The big downside is it would create a critical deadline early in the Trump presidency, potentially taking valuable time away from confirming his nominees through the Senate and from the big party-line bill that Republicans are looking at to extend his tax cuts and advance his immigration and border security agenda.
“We’ve got to do a lot of things at the same time,” House Majority Leader Steve Scalise, R-La., said of the first 100 days of Trump’s second term. “We’re going to be walking and chewing gum.”
Some Republicans would have preferred not to get bogged down with a funding deadline early in the new Trump presidency.
“There are a lot of things I would prefer. But realistically, we’re not going to put together a budget between now and Christmas. It’s not going to happen,” Sen. John Kennedy, R-La., told NBC News. “I expect us to have a CR probably through the middle of March. I expect that CR to be pretty thin. »
Kennedy added that Congress is likely to attach « $30 [billion] to $40 billion of disaster relief » to the CR, including funding for states hit by hurricanes this year. « It won’t be enough, but it’ll be enough to get a start, » he said.
Funding the government is usually a messy process that requires bipartisan support, as the bills are subject to the Senate’s 60-vote threshold. Democrats have significant power to shape the legislation regardless of the deadline; they hold the majority now, and beginning next year, Republicans will have 53 senators, far short of the 60 needed to control the process themselves.
Another dynamic is that passing another massive Christmastime funding package would be a nonstarter for many House Republicans, and it could imperil House Speaker Mike Johnson’s bid to get re-elected to the position on Jan. 3, particularly with the already slim GOP majority shrinking further.
Another drawn-out speaker fight could also complicate Trump’s presidency, albeit in different ways.
Johnson’s office had no comment on the length of a CR, saying it hasn’t been settled yet.

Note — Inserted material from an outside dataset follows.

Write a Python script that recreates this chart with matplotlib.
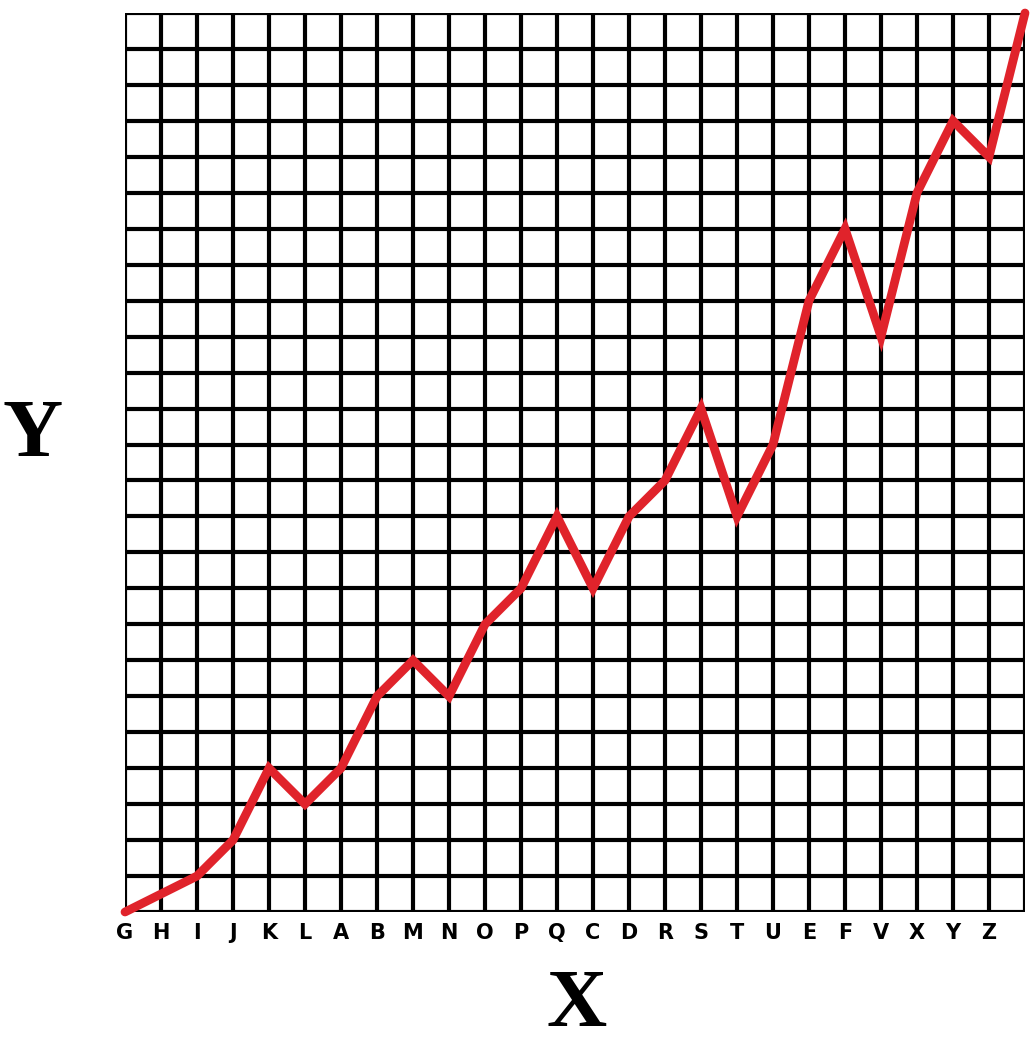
import numpy as np
import matplotlib
matplotlib.use("Agg")
import matplotlib.pyplot as plt

# categories on the x axis (one per vertical grid line)
labels = ['G', 'H', 'I', 'J', 'K', 'L', 'A', 'B', 'M', 'N', 'O', 'P', 'Q',
          'C', 'D', 'R', 'S', 'T', 'U', 'E', 'F', 'V', 'X', 'Y', 'Z']
# line values (last point sits at the right edge, no label)
values = [0, 0.5, 1, 2, 4, 3, 4, 6, 7, 6, 8, 9, 11, 9, 11, 12, 14, 11,
          13, 17, 19, 16, 20, 22, 21, 25]

n_cols = 25
n_rows = 25

fig = plt.figure(figsize=(10.36, 10.47), dpi=100)
ax = fig.add_axes([125 / 1036, 1 - 912 / 1047, 900 / 1036, 899 / 1047])

x = np.arange(len(values))
ax.set_xlim(0, n_cols)
ax.set_ylim(0, n_rows)

# grid
for i in range(n_cols + 1):
    ax.axvline(i, color='black', lw=3, zorder=1)
for j in range(n_rows + 1):
    ax.axhline(j, color='black', lw=3, zorder=1)

ax.plot(x, values, color='#e0232b', lw=6.3, solid_capstyle='round',
        solid_joinstyle='miter', zorder=3, clip_on=False)

for s in ax.spines.values():
    s.set_visible(False)

ax.set_xticks(np.arange(len(labels)))
ax.set_xticklabels(labels, fontsize=15, fontweight='heavy',
                   family='DejaVu Sans')
ax.tick_params(axis='x', length=0, pad=8)
ax.set_yticks([])

fig.text(33 / 1036, 1 - 436 / 1047, 'Y', fontsize=60, fontweight='bold',
         family='Liberation Serif', ha='center', va='center')
fig.text(577 / 1036, 1 - 1006 / 1047, 'X', fontsize=60, fontweight='bold',
         family='Liberation Serif', ha='center', va='center')

fig.savefig('out.png', dpi=100, facecolor='white')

Rep. Mike Simpson, R-Idaho, a senior member of the Appropriations Committee, which writes funding bills, said there’s little time.
“Once they decide what they’re going to do — if they’re going to try to get any of these appropriation bills done before or whether they’re going to do a CR for all of them until March — I mean, that’s the real debate. We can’t get all of them done, » he said. « We could probably negotiate if we got a top-line number. We could probably negotiate several, maybe seven or eight, of the bills and get them done by the 20th, but would have to get that number fairly soon.
“So my guess is — and it’s just strictly my guess — is that we’ll do a CR for everybody until end of March, » he said.